According to the Governor of SARB, Lesetja Kganyago; the South African economy contracted in the third quarter. However, this was mostly due to an unusually large drop in agricultural production, which has limited implications for how we interpret the economy’s underlying growth trend.

He said in the fourth quarter, SARB anticipate a rebound, which was to be supported by more normal agricultural production, as well as strong household spending, given tailwinds including lower inflation and Two-Pot pension withdrawals. SARB expected the rebound in growth will close the output gap, leaving the economy to operate in line with its potential from the current quarter onwards.

“We expect potential growth to trend higher over the next few years. This gets growth to about 2% by 2027,” said Lesetja Kganyago.

“Moving to consumer prices, headline inflation averaged 4.4% last year, near the middle of our target range. Inflation slowed to 3% in December, having started the year above 5%. This was mainly due to favourable goods-price developments, including food inflation reaching 15-year lows, as well as lower fuel costs,” he said.

Citing a number of challenges in the domestic economy and the risk in inflation outlook, Kganyago said the Monetary Policy Committee (MPC) reached a conclusion to reduce the rate by 25 point basis.

“Against this backdrop, the MPC decided to reduce the policy rate by 25 basis points, with effect from 31 January 2025. Four members preferred this action, while two supported an unchanged stance.

The committee ultimately agreed that it was possible to reduce the degree of policy restrictiveness, making the stance somewhat more neutral. However, all members were concerned about the uncertain global outlook.

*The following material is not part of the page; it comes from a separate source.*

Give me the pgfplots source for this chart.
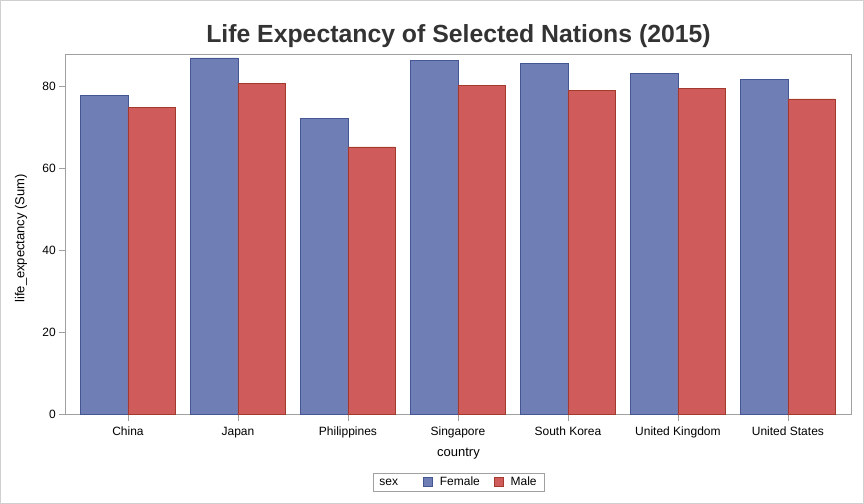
\documentclass[border=0pt]{standalone}
\usepackage{fontspec}
\setmainfont{Liberation Sans}
\usepackage{pgfplots}
\pgfplotsset{compat=1.18}

\definecolor{femfill}{HTML}{6F7EB5}
\definecolor{femline}{HTML}{445694}
\definecolor{malfill}{HTML}{D05B5B}
\definecolor{malline}{HTML}{A23A2E}
\definecolor{framegray}{HTML}{A0A0A0}
\definecolor{outergray}{HTML}{CFCFCF}
\definecolor{titlegray}{HTML}{333333}

\begin{document}
\begin{tikzpicture}
% whole image: 864 x 504 px, plot area corner at (65.3, 89.3) from bottom left
\path[use as bounding box] (-65.3bp,-89.3bp) rectangle (798.7bp,414.7bp);
\begin{axis}[
    at={(0,0)}, anchor=south west,
    scale only axis,
    width=786.4bp, height=360bp,
    xmin=-0.57, xmax=6.58,
    ymin=0, ymax=87.8,
    xtick={0,1,2,3,4,5,6},
    xticklabels={China,Japan,Philippines,Singapore,South Korea,United Kingdom,United States},
    ytick={0,20,40,60,80},
    tick align=outside,
    major tick length=6bp,
    tick style={framegray, line width=0.8bp},
    xtick pos=bottom, ytick pos=left,
    axis line style={framegray, line width=0.8bp},
    ticklabel style={font=\fontsize{12bp}{14bp}\selectfont, text=black},
    xticklabel style={yshift=-2.5bp, text height=9bp, text depth=2.5bp},
    /pgf/number format/assume math mode=true,
    title={Life Expectancy of Selected Nations (2015)},
    title style={font=\fontsize{24.8bp}{28bp}\selectfont\bfseries, text=titlegray,
        at={(axis description cs:0.5,1)}, anchor=center, yshift=12.5bp},
    xlabel={country},
    xlabel style={font=\fontsize{13bp}{15bp}\selectfont,
        at={(axis description cs:0.5,0)}, anchor=center, yshift=-39bp},
    ylabel={life\_expectancy (Sum)},
    ylabel style={font=\fontsize{13bp}{15bp}\selectfont,
        at={(axis description cs:-0.0563,0.49)}, anchor=center},
    legend columns=-1,
    legend style={at={(axis description cs:0.5,0)}, anchor=center, yshift=-67.8bp,
        draw=framegray, line width=0.6bp, font=\fontsize{12bp}{14bp}\selectfont,
        inner xsep=5.5bp, inner ysep=1.5bp,
        nodes={text height=9bp, text depth=2.5bp},
        /tikz/every odd column/.append style={column sep=5bp},
        /tikz/every even column/.append style={column sep=12bp}},
    legend image code/.code={\draw[#1, line width=0.8bp] (0bp,-4bp) rectangle (9bp,5bp);},
]
\addlegendimage{empty legend}
\addlegendentry{\kern-6bp sex\kern11bp}
% Female
\addplot[ybar, bar width=0.429, bar shift=-0.2145, fill=femfill, draw=femline, line width=0.8bp]
    coordinates {(0,77.8) (1,87.0) (2,72.2) (3,86.3) (4,85.6) (5,83.3) (6,81.8)};
\addlegendentry{Female}
% Male
\addplot[ybar, bar width=0.429, bar shift=0.2145, fill=malfill, draw=malline, line width=0.8bp]
    coordinates {(0,74.9) (1,80.7) (2,65.3) (3,80.2) (4,79.0) (5,79.5) (6,77.0)};
\addlegendentry{Male}
\end{axis}
\draw[outergray, line width=1bp] (-64.8bp,-88.8bp) rectangle (798.2bp,414.2bp);
\end{tikzpicture}
\end{document}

The forecast sees rates drifting slightly lower over the next few years, stabilising near 7.25%. But this rate path from the Quarterly Projection Model remains a broad policy guide. The MPC would like to emphasise that its decisions will be made on a meeting-by-meeting basis, with no forward guidance and no pre-commitment to any specific rate path. Such decisions will continue to be outlook dependent, responsive to data developments, and sensitive to the balance of risks to the forecast,” said Governor Kganyago.